Instructions to follow » State the number of lines that hold the string "chart", with nothing added.

Records for the exercise »
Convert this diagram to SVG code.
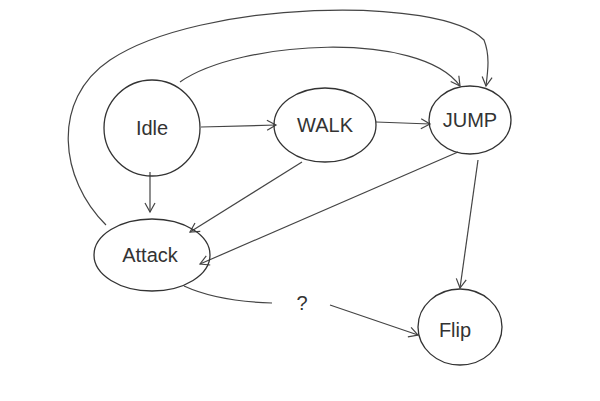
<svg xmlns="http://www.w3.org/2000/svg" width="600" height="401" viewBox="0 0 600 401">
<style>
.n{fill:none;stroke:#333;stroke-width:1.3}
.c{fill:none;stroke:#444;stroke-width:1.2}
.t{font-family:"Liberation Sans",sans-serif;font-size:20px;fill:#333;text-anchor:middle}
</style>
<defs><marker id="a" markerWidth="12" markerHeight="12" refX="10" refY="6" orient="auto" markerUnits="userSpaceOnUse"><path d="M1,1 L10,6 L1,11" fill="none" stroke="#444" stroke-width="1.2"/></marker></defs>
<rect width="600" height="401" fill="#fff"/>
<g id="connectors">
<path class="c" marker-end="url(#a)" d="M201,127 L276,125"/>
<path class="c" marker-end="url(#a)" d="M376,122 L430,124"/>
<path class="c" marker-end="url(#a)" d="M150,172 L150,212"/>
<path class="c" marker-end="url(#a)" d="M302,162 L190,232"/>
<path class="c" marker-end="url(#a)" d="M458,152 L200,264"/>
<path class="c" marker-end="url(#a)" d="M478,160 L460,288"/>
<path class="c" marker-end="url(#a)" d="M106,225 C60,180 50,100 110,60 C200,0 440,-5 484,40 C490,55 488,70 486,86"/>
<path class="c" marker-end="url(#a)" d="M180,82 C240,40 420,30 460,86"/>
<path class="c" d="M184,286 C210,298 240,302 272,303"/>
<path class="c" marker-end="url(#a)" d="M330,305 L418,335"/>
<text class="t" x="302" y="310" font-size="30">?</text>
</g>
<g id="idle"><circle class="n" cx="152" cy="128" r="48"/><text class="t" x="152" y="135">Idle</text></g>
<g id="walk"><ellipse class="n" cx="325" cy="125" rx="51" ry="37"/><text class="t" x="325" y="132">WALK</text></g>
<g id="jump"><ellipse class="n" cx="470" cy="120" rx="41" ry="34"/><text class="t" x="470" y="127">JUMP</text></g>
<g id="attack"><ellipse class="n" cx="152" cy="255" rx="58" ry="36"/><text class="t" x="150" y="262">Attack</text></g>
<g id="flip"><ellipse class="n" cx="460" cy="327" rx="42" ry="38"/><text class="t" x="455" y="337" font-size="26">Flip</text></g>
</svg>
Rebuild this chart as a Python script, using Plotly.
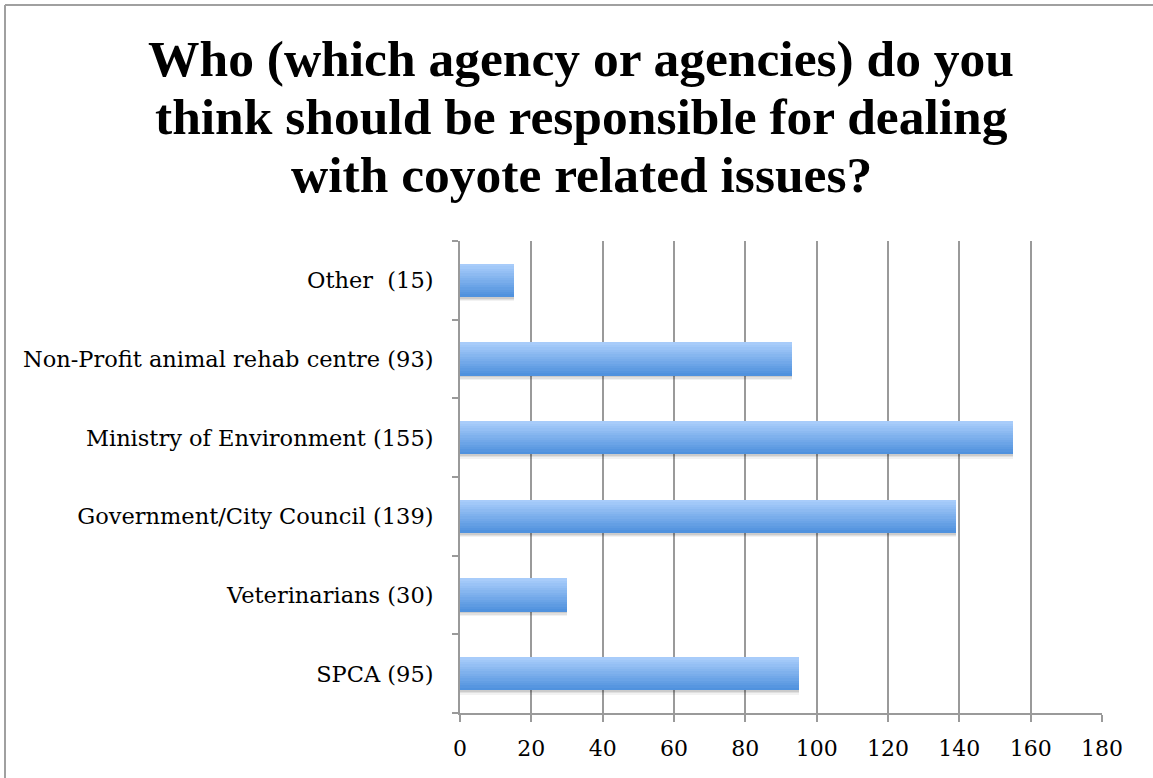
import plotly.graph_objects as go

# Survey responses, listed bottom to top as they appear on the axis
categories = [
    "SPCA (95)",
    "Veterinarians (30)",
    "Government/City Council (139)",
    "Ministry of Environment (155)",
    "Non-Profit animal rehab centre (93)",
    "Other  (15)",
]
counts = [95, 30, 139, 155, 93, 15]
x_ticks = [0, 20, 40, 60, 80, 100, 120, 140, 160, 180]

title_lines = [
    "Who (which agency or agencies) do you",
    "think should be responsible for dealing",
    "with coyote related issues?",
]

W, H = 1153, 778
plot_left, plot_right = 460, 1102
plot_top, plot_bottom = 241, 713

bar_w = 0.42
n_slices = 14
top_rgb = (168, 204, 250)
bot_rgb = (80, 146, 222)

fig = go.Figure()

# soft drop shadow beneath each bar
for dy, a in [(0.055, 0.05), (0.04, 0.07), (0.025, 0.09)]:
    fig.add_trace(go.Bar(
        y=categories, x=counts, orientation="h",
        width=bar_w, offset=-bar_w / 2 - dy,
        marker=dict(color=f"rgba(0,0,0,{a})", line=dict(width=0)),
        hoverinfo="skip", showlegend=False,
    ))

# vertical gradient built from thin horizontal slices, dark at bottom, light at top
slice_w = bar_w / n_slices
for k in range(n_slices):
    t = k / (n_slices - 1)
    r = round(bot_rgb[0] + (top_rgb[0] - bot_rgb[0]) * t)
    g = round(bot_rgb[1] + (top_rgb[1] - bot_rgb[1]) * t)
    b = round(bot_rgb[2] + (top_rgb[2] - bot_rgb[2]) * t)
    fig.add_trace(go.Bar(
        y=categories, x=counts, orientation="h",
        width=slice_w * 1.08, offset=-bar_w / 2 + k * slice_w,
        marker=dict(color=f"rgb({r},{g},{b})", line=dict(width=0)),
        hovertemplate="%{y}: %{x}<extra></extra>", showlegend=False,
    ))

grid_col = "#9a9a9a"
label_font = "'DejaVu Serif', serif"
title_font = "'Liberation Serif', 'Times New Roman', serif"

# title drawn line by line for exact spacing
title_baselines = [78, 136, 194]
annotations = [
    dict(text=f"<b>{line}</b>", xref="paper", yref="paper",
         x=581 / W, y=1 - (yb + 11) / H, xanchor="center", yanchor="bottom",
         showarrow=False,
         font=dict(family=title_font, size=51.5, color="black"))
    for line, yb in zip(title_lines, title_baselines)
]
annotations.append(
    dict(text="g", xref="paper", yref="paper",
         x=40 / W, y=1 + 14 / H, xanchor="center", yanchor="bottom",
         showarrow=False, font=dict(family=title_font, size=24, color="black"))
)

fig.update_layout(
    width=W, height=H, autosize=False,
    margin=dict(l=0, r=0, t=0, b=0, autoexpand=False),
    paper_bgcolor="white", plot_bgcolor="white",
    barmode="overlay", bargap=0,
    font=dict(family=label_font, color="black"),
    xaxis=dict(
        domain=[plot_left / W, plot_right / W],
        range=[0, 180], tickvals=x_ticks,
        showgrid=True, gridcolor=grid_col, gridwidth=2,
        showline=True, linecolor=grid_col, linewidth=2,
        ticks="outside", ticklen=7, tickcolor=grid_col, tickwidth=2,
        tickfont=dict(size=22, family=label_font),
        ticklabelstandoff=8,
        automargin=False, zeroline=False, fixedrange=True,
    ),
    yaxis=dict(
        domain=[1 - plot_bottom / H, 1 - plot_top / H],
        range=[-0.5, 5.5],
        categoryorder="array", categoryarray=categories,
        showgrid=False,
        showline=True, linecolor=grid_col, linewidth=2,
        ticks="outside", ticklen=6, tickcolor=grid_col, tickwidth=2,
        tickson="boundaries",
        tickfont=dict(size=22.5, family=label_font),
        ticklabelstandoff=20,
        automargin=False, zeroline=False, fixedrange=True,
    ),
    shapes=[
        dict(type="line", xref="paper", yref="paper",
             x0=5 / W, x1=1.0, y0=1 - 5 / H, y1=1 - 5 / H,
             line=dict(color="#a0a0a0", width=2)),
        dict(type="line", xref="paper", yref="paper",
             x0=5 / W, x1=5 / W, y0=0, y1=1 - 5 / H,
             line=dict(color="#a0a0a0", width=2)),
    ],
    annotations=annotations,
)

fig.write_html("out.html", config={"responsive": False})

---

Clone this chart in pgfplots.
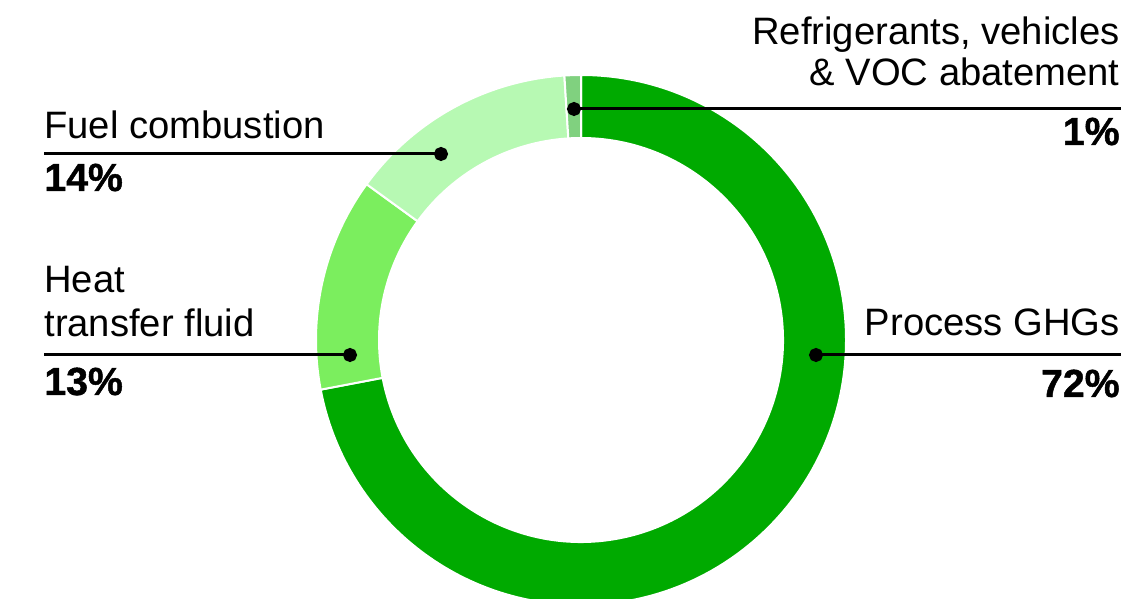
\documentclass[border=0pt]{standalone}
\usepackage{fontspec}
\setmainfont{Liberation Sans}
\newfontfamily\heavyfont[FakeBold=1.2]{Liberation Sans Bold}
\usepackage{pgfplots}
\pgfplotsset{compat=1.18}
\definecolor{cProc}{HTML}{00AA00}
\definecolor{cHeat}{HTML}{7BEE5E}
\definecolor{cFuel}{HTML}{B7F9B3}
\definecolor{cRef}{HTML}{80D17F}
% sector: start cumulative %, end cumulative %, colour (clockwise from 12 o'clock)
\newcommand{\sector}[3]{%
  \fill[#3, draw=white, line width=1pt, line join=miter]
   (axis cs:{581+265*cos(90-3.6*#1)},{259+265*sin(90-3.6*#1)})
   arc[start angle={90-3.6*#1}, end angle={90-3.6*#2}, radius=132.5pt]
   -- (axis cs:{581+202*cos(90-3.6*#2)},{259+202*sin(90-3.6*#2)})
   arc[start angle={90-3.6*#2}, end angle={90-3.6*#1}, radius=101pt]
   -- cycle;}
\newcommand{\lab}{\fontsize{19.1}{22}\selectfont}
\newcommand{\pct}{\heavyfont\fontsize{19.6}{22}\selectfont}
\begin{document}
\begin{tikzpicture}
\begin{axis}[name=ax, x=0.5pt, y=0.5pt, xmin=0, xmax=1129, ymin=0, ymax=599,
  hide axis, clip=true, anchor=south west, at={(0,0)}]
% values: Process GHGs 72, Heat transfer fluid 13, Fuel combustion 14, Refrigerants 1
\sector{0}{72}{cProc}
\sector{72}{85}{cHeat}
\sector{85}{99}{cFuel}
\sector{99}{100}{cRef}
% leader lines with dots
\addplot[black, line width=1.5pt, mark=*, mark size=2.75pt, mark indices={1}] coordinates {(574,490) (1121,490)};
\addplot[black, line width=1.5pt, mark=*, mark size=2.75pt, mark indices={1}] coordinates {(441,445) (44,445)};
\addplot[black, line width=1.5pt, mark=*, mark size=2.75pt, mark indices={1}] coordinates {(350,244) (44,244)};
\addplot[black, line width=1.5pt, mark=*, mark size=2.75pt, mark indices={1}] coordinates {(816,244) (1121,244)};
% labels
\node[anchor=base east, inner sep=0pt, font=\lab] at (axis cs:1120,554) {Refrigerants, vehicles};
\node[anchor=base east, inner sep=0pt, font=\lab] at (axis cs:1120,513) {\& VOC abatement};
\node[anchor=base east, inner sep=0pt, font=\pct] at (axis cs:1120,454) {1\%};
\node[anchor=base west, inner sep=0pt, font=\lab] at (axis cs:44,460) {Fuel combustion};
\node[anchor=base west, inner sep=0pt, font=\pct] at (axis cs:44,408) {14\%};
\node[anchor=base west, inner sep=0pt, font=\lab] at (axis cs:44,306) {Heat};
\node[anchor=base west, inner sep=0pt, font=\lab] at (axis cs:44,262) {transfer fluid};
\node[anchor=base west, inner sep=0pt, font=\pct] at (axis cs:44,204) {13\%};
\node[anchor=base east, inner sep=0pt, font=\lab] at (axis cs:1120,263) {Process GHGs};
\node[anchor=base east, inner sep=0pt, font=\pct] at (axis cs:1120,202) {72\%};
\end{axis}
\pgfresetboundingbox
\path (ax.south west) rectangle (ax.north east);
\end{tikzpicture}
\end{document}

==

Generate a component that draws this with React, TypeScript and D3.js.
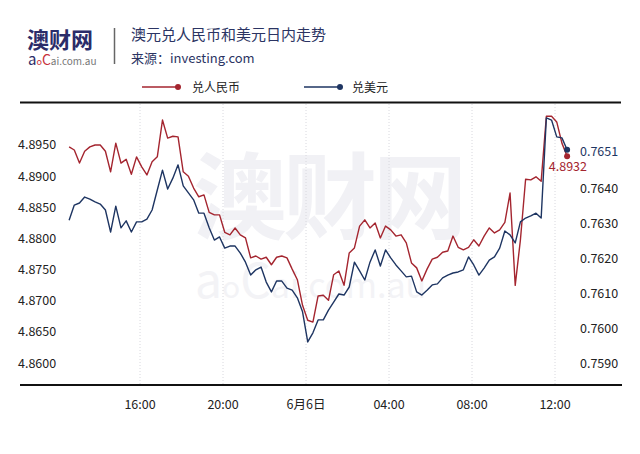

Reply to the task » 2